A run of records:
....
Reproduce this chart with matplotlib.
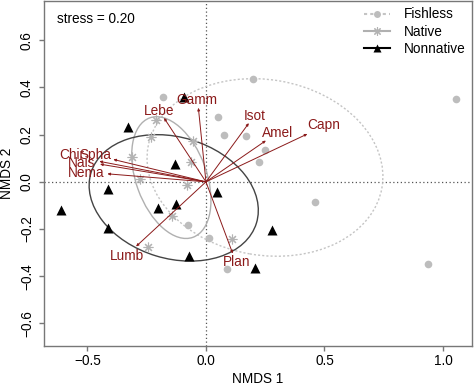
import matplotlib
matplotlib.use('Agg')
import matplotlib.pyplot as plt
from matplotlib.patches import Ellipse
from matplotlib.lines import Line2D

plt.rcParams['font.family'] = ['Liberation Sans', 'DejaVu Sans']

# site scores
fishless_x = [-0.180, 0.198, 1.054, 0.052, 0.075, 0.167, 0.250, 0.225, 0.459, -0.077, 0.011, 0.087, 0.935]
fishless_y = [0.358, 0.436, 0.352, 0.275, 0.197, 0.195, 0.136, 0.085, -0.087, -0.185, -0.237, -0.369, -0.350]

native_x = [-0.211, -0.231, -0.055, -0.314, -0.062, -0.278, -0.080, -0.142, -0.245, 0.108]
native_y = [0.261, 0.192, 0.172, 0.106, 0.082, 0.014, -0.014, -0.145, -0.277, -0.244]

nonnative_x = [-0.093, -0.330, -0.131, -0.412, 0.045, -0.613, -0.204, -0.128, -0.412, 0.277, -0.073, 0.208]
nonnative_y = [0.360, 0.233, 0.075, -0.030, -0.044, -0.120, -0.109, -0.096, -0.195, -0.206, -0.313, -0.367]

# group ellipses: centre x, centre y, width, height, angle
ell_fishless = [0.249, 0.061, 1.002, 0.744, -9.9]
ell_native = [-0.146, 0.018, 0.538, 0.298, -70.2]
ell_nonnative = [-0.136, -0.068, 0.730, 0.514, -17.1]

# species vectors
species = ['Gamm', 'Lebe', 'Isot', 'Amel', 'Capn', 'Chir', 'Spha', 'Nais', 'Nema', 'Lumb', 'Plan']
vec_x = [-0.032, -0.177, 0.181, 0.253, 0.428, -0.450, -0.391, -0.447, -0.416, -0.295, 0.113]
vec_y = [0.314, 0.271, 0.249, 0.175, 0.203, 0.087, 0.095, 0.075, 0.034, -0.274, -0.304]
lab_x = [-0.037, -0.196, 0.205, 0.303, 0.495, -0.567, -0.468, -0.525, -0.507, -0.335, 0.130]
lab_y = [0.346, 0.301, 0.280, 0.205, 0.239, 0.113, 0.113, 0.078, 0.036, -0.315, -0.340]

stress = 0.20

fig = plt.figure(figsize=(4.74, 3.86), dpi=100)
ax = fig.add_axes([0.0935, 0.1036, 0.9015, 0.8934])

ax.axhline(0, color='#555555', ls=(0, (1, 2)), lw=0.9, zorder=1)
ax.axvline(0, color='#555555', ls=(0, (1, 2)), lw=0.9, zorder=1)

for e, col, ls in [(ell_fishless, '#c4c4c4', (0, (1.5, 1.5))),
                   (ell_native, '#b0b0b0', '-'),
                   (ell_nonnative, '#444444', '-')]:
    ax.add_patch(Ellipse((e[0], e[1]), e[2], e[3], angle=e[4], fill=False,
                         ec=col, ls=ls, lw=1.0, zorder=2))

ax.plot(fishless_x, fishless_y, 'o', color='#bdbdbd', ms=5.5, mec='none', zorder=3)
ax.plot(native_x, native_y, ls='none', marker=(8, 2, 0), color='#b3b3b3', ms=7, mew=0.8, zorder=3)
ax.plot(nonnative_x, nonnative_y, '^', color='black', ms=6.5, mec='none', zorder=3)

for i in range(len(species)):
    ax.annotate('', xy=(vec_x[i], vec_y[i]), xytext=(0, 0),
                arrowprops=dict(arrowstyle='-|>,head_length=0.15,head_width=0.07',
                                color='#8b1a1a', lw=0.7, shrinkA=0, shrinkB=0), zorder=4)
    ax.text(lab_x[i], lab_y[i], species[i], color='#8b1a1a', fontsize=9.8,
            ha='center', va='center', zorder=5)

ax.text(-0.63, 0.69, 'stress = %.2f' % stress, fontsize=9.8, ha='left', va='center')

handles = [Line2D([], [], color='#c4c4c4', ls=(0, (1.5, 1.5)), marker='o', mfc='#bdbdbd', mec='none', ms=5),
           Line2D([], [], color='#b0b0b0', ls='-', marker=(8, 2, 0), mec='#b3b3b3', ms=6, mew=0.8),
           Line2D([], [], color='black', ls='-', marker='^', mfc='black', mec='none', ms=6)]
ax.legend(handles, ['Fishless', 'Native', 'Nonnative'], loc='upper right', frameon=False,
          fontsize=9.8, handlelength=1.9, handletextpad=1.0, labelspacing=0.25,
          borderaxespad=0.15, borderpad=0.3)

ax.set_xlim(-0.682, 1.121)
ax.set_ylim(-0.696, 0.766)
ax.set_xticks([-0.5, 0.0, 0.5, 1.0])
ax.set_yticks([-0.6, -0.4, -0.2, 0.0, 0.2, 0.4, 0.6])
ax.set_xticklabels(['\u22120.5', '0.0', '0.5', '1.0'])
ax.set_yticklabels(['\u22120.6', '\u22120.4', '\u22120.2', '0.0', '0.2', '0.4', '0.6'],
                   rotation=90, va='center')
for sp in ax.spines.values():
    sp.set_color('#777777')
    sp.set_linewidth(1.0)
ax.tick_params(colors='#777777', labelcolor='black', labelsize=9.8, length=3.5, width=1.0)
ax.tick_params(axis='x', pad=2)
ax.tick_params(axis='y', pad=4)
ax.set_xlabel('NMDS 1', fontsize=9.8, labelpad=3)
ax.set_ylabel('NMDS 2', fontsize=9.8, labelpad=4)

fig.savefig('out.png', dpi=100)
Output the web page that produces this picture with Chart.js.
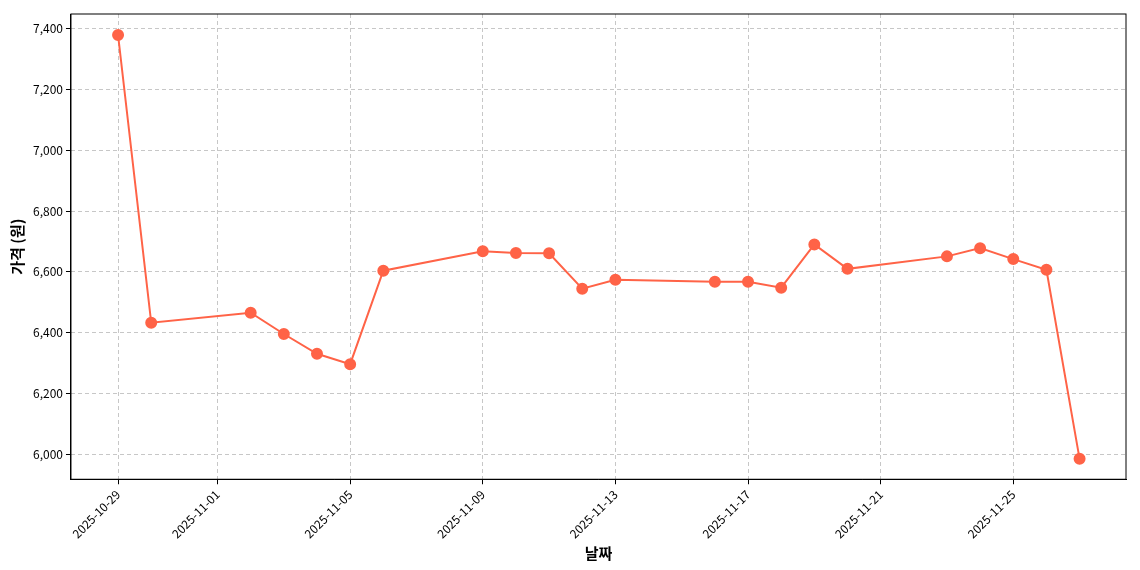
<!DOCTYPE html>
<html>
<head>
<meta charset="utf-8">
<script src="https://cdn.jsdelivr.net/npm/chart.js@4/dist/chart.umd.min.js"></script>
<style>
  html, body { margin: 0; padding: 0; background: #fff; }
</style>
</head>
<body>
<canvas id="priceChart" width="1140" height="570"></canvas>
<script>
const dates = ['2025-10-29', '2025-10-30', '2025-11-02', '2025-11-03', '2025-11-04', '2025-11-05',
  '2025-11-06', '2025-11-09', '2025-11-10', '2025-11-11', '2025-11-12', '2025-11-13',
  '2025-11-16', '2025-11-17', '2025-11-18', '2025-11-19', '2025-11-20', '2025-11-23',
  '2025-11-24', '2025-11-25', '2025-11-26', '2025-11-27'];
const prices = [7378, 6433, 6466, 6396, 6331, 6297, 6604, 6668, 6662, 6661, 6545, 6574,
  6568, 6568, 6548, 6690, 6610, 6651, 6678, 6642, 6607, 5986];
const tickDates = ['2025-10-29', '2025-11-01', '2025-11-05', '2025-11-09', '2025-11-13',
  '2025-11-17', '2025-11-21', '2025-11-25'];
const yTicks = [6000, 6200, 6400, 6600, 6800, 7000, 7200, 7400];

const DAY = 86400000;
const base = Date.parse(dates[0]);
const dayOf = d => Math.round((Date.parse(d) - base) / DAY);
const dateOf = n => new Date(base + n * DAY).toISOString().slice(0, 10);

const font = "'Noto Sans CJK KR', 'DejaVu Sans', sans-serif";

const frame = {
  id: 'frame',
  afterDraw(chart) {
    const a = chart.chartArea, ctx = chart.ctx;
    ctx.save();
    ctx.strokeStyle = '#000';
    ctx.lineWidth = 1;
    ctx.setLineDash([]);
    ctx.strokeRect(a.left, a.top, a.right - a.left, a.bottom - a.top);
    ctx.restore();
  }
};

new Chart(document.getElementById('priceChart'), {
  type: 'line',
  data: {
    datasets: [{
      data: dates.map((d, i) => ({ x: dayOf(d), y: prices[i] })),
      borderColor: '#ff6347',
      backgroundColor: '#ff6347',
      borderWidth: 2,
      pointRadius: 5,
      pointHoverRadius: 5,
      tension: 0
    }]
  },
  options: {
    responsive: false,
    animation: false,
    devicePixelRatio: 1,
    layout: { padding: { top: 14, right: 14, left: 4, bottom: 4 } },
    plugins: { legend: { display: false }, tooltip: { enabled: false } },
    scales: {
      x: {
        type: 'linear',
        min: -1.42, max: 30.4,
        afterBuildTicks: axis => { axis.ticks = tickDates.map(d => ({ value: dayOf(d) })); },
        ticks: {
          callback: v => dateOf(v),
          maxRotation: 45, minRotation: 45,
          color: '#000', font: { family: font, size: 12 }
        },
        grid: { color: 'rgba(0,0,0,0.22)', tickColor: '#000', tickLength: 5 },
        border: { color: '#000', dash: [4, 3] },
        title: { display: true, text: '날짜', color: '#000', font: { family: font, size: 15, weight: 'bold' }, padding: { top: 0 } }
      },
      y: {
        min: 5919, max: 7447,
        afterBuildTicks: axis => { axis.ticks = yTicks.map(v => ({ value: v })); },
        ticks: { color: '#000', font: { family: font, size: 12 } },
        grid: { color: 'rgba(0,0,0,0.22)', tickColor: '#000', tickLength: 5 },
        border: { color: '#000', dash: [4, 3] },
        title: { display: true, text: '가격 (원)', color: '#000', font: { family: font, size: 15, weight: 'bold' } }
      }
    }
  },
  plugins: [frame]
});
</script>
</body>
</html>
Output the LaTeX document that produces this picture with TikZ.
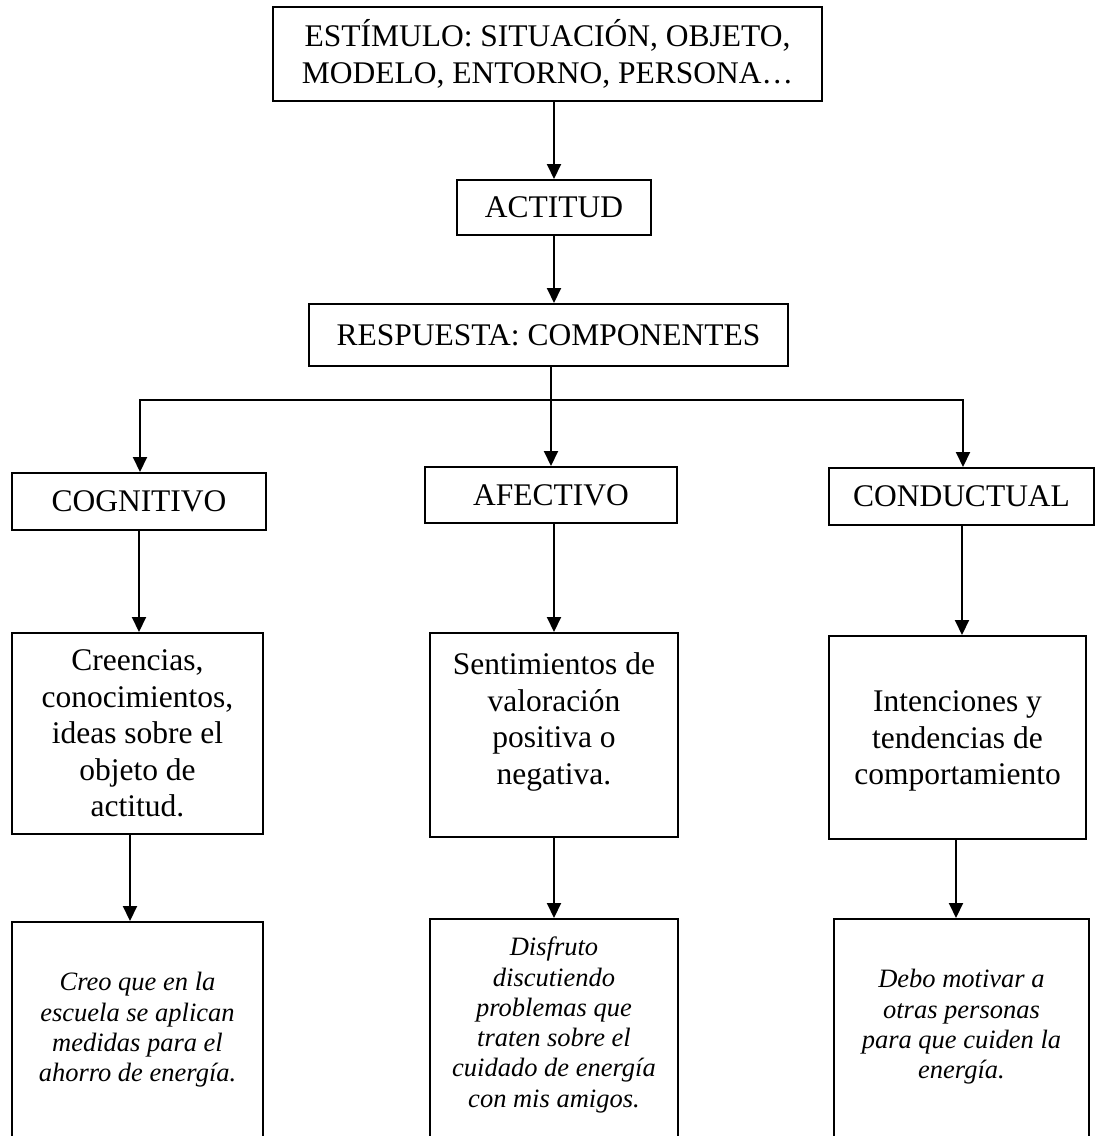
....
Set task
Restate the material word for word from its first line through the line containing "ax.axvline(0, color='#555555', ls=(0, (1, 2)), lw=0.9, zorder=1)", both included; the pictures do not belong in it.

The answer
Reproduce this chart with matplotlib.
import matplotlib
matplotlib.use('Agg')
import matplotlib.pyplot as plt
from matplotlib.patches import Ellipse
from matplotlib.lines import Line2D

plt.rcParams['font.family'] = ['Liberation Sans', 'DejaVu Sans']

# site scores
fishless_x = [-0.180, 0.198, 1.054, 0.052, 0.075, 0.167, 0.250, 0.225, 0.459, -0.077, 0.011, 0.087, 0.935]
fishless_y = [0.358, 0.436, 0.352, 0.275, 0.197, 0.195, 0.136, 0.085, -0.087, -0.185, -0.237, -0.369, -0.350]

native_x = [-0.211, -0.231, -0.055, -0.314, -0.062, -0.278, -0.080, -0.142, -0.245, 0.108]
native_y = [0.261, 0.192, 0.172, 0.106, 0.082, 0.014, -0.014, -0.145, -0.277, -0.244]

nonnative_x = [-0.093, -0.330, -0.131, -0.412, 0.045, -0.613, -0.204, -0.128, -0.412, 0.277, -0.073, 0.208]
nonnative_y = [0.360, 0.233, 0.075, -0.030, -0.044, -0.120, -0.109, -0.096, -0.195, -0.206, -0.313, -0.367]

# group ellipses: centre x, centre y, width, height, angle
ell_fishless = [0.249, 0.061, 1.002, 0.744, -9.9]
ell_native = [-0.146, 0.018, 0.538, 0.298, -70.2]
ell_nonnative = [-0.136, -0.068, 0.730, 0.514, -17.1]

# species vectors
species = ['Gamm', 'Lebe', 'Isot', 'Amel', 'Capn', 'Chir', 'Spha', 'Nais', 'Nema', 'Lumb', 'Plan']
vec_x = [-0.032, -0.177, 0.181, 0.253, 0.428, -0.450, -0.391, -0.447, -0.416, -0.295, 0.113]
vec_y = [0.314, 0.271, 0.249, 0.175, 0.203, 0.087, 0.095, 0.075, 0.034, -0.274, -0.304]
lab_x = [-0.037, -0.196, 0.205, 0.303, 0.495, -0.567, -0.468, -0.525, -0.507, -0.335, 0.130]
lab_y = [0.346, 0.301, 0.280, 0.205, 0.239, 0.113, 0.113, 0.078, 0.036, -0.315, -0.340]

stress = 0.20

fig = plt.figure(figsize=(4.74, 3.86), dpi=100)
ax = fig.add_axes([0.0935, 0.1036, 0.9015, 0.8934])

ax.axhline(0, color='#555555', ls=(0, (1, 2)), lw=0.9, zorder=1)
ax.axvline(0, color='#555555', ls=(0, (1, 2)), lw=0.9, zorder=1)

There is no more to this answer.